A model with a single big texture renders faster than a model with several small textures.
- Nonanimated models
render faster than animated models. For a forest, use several tree models
rather than several frames of one single tree model.
The opposite is true for sprites:
many frames of the same sprite render faster than many separate sprites.
- With A7, vertex animation
is faster than bones animation
(but requires more memory).
With A8, bones animation is faster than vertex animation when using the bones animation shader.
-
Nontransparent or overlay textures are faster than transparent or alpha channel textures, especially when you have many entities in the level.
-
Some functions, such as c_move, c_trace, or ent_animate, can be slow. If you call them in an entity function, consider using the CLIPPED flag for calling them only when the entity is visible.

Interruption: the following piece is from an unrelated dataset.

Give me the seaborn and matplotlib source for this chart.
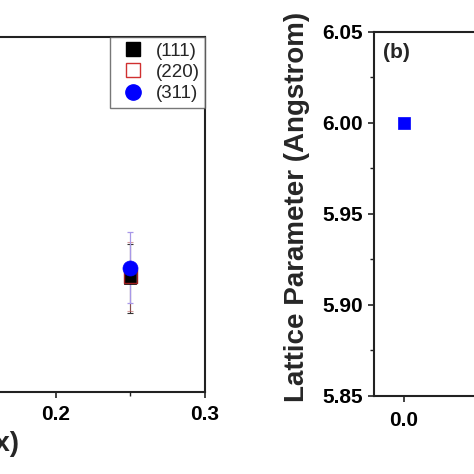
import matplotlib
matplotlib.use("Agg")
import matplotlib.pyplot as plt
from matplotlib.lines import Line2D
from matplotlib.ticker import MultipleLocator, FormatStrFormatter
import seaborn as sns

# panel (a): lattice parameter per reflection vs composition
comp_x = [0.25]
lp_111 = [5.914]
err_111 = [0.0195]
lp_220 = [5.915]
err_220 = [0.0195]
lp_311 = [5.920]
err_311 = [0.020]

# panel (b): lattice parameter vs composition
comp_b = [0.0]
lp_b = [6.00]

sns.set_style("ticks")
plt.rcParams["font.family"] = ["Liberation Sans", "DejaVu Sans"]

fig = plt.figure(figsize=(4.74, 4.74), dpi=100)
ax1 = fig.add_axes([-0.5738, 0.1730, 1.0063, 0.7489])
ax2 = fig.add_axes([0.7890, 0.1646, 1.0063, 0.7679])

# --- panel (a) ---
ax1.errorbar(comp_x, lp_111, yerr=err_111, fmt="none", ecolor="#333333",
             elinewidth=0.8, capsize=2.5, capthick=0.8, zorder=2)
ax1.errorbar(comp_x, lp_220, yerr=err_220, fmt="none", ecolor="#c06060",
             elinewidth=0.8, capsize=2.5, capthick=0.8, alpha=0.6, zorder=2)
ax1.errorbar(comp_x, lp_311, yerr=err_311, fmt="none", ecolor="#a898e8",
             elinewidth=0.9, capsize=2.5, capthick=0.9, zorder=2)
sns.scatterplot(x=comp_x, y=lp_111, ax=ax1, marker="s", s=81, color="black",
                edgecolor="black", linewidth=0.5, zorder=3)
sns.scatterplot(x=comp_x, y=lp_220, ax=ax1, marker="s", s=81, color="none",
                edgecolor="#a02020", linewidth=1.0, zorder=4)
sns.scatterplot(x=comp_x, y=lp_311, ax=ax1, marker="o", s=117, color="#0000ff",
                edgecolor="#0000ff", linewidth=0.5, zorder=5)

ax1.set_xlim(-0.02, 0.3)
ax1.set_ylim(5.85, 6.05)
ax1.xaxis.set_major_locator(MultipleLocator(0.1))
ax1.xaxis.set_minor_locator(MultipleLocator(0.05))
ax1.xaxis.set_major_formatter(FormatStrFormatter("%.1f"))
ax1.set_xlabel("Composition (x)", fontsize=20, fontweight="bold", ha="right", va="center")
ax1.xaxis.set_label_coords(0.610, -0.146)

handles = [
    Line2D([], [], ls="none", marker="s", ms=9.5, mfc="black", mec="black"),
    Line2D([], [], ls="none", marker="s", ms=9.5, mfc="white", mec="#d03030", mew=1.0),
    Line2D([], [], ls="none", marker="o", ms=11, mfc="#0000ff", mec="#0000ff"),
]
leg = ax1.legend(handles, ["(111)", "(220)", "(311)"], loc="upper right",
                 bbox_to_anchor=(1, 1), borderaxespad=0, fontsize=13.5,
                 frameon=True, fancybox=False, borderpad=0.3, handlelength=1.8,
                 handletextpad=0.3, labelspacing=0.22)
leg.get_frame().set_edgecolor("#555555")
leg.get_frame().set_linewidth(1.0)

# --- panel (b) ---
sns.scatterplot(x=comp_b, y=lp_b, ax=ax2, marker="s", s=81, color="#0000ff",
                edgecolor="#0000ff", linewidth=0.5, zorder=3)
ax2.set_xlim(-0.02, 0.3)
ax2.set_ylim(5.85, 6.05)
ax2.xaxis.set_major_locator(MultipleLocator(0.1))
ax2.xaxis.set_minor_locator(MultipleLocator(0.05))
ax2.xaxis.set_major_formatter(FormatStrFormatter("%.1f"))
ax2.yaxis.set_major_locator(MultipleLocator(0.05))
ax2.yaxis.set_minor_locator(MultipleLocator(0.025))
ax2.yaxis.set_major_formatter(FormatStrFormatter("%.2f"))
ax2.set_ylabel("Lattice Parameter (Angstrom)", fontsize=20, fontweight="bold", va="center")
ax2.yaxis.set_label_coords(-0.161, 0.519)
ax2.text(0.048, 0.945, "(b)", transform=ax2.transAxes, fontsize=15,
         fontweight="bold", ha="center", va="center")

for ax in (ax1, ax2):
    for sp in ax.spines.values():
        sp.set_visible(True)
        sp.set_color("#222222")
        sp.set_linewidth(1.5)
    ax.tick_params(which="major", direction="out", length=4.5, width=1.2,
                   colors="#222222", labelsize=15, labelcolor="black")
    ax.tick_params(which="minor", direction="out", length=2.8, width=1.0,
                   colors="#222222")
    ax.tick_params(top=False, right=False, which="both")
    for lab in ax.get_xticklabels() + ax.get_yticklabels():
        lab.set_fontweight("bold")
ax1.tick_params(axis="x", pad=5)
ax2.tick_params(axis="x", pad=6)
ax2.tick_params(axis="y", pad=3.5)

fig.savefig("out.png", dpi=100)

- Setting an object's x/y/z coordinates directly is faster than using c_move. c_move is faster without GLIDE , and c_trace is
faster without USE_BOX. IGNORE_ flags can greatly speed up c_move and c_trace. Moving UNLIT objects is faster than moving lit objects.
-
Static entities are faster than dynamic entities.
Use WED for setting up entity properties, rather than an entity action.

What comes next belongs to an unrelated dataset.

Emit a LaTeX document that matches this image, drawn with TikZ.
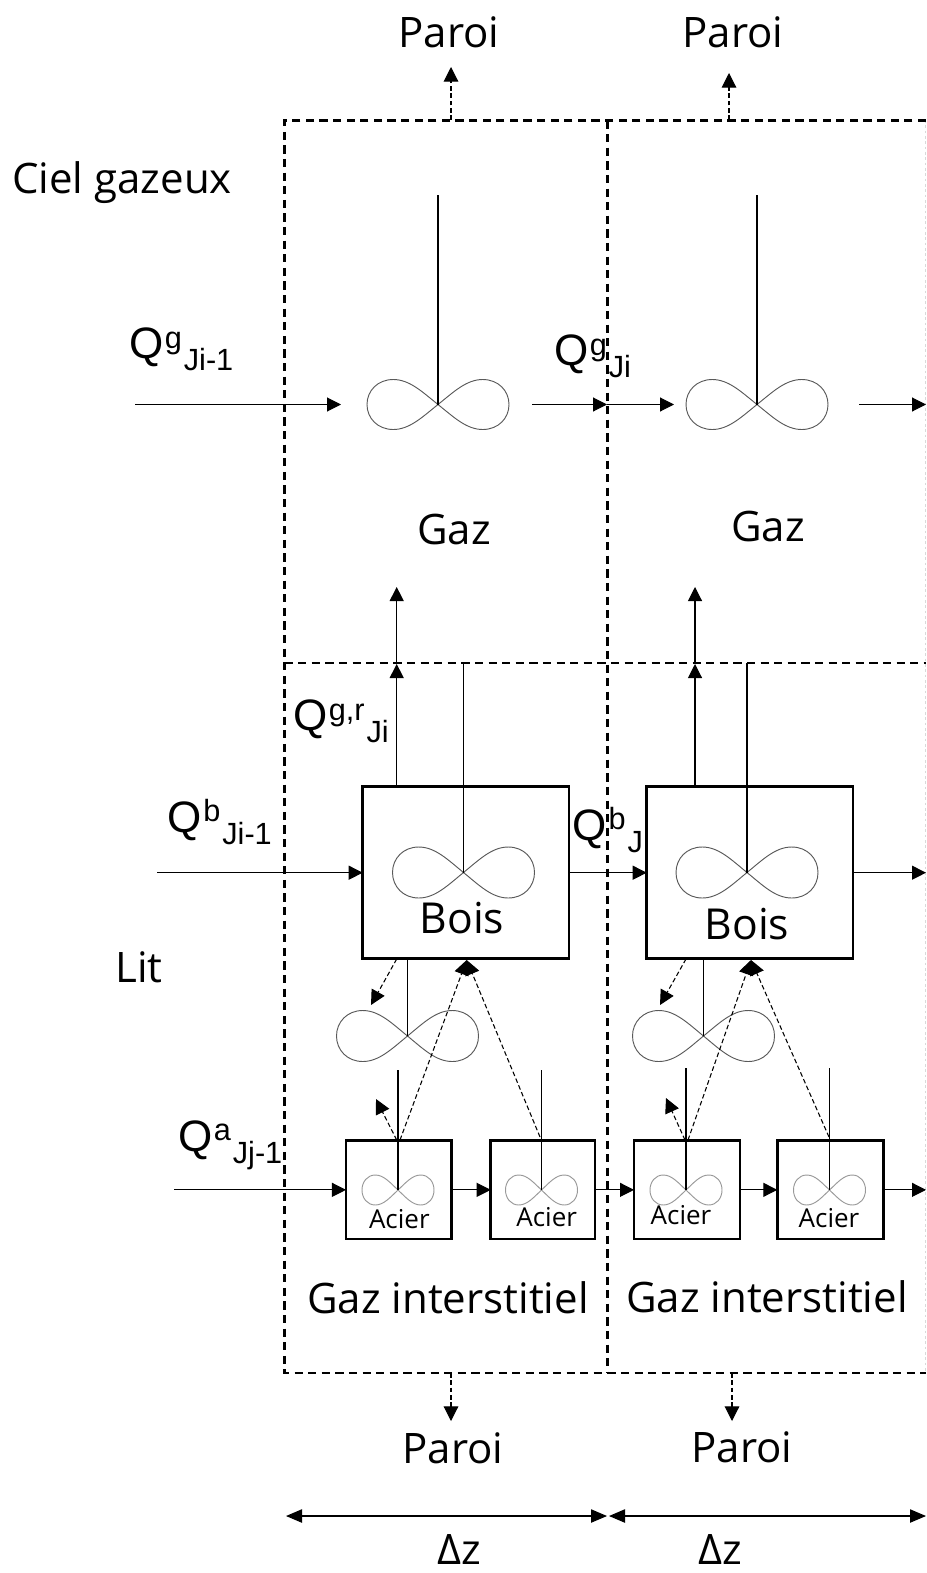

If an action is required only for setting up an entity, reset its DYNAMIC emask flag
at the end of the action.
-
Decal shadows are faster than stencil shadows. With the Pro Edition, always use accelerated shadows. Despite rumors to the contrary, accelerated shadows have the same quality as non-accelerated shadows.
- Bitmap fonts
are faster than Truetype fonts. Truetype fonts are reported to render very
slow in some PC configurations.
- Sky cubes render faster than sky models and sky domes.
-
Vertex shaders render faster than pixel shaders. Shift as many calculations as possible from the pixel shader to the vertex shader.
-
The bigger a model or sprite is scaled, and the closer it is to the camera, the slower it is rendered. The rendering time depends on the number of pixels that the object covers on the monitor.
-
The more polygons a model consists of, the slower it is rendered. Use LOD steps for huge models, especially in outdoor levels.
Internal LOD steps render faster than switching external LOD models.
- Mipmapping increases the frame rate. Always create mipmaps for model
and terrain skins - it's just a mouse click in MED.
-
Last but not least:
The A8 engine is faster than the A7 engine, which is
faster than the A6 engine, which is faster than the A5 engine. Always use the latest engine version.
Some hints that will NOT increase the frame rate in your games
Sometimes you encounter strange advices on the user forum about how users increased their frame rate. The following advices will most likely not improve your game:
- Use models instead of blocks. (Models render exactly as fast as blocks).
- Use models instead of terrain. (Models render slower than terrain).
- Edit block surfaces in WED and set the textures on all back surfaces to NONE. (Back sides are not rendered anyway).
- Let your action check the entitys' distance to the camera. (Use the CLIPPED flag).
Some hints for decreasing the frame rate in your games
Why would you want to decrease the frame rate? There are three reasons. Your script functions might only work properly within a certain frame rate range, and fail at 1000 fps. You won't want your application to consume all the CPU cycles. And most important, you want to avoid stuttering. Stuttering means a camera and actor movement that appears unsteady. It won't be noticeable in a game with complex levels and medium frame rate, but mostly in games with almost empty levels, little content, and consequently very high frame rate that is then capped by fps_max.
The main reason for stuttering is a coarse PC scheduler resolution that leads to inaccurate task start times, especially when many tasks are running on a particular PC.
This problem can be avoided by limiting the frame rate not only with fps_max that just gives task time back to the Windows task scheduler, but by really burning CPU cycles in some or the other way. Fortunately, this is easily done. If your game experiences stuttering, just place some more details in your levels for avoiding a too-high frame rate.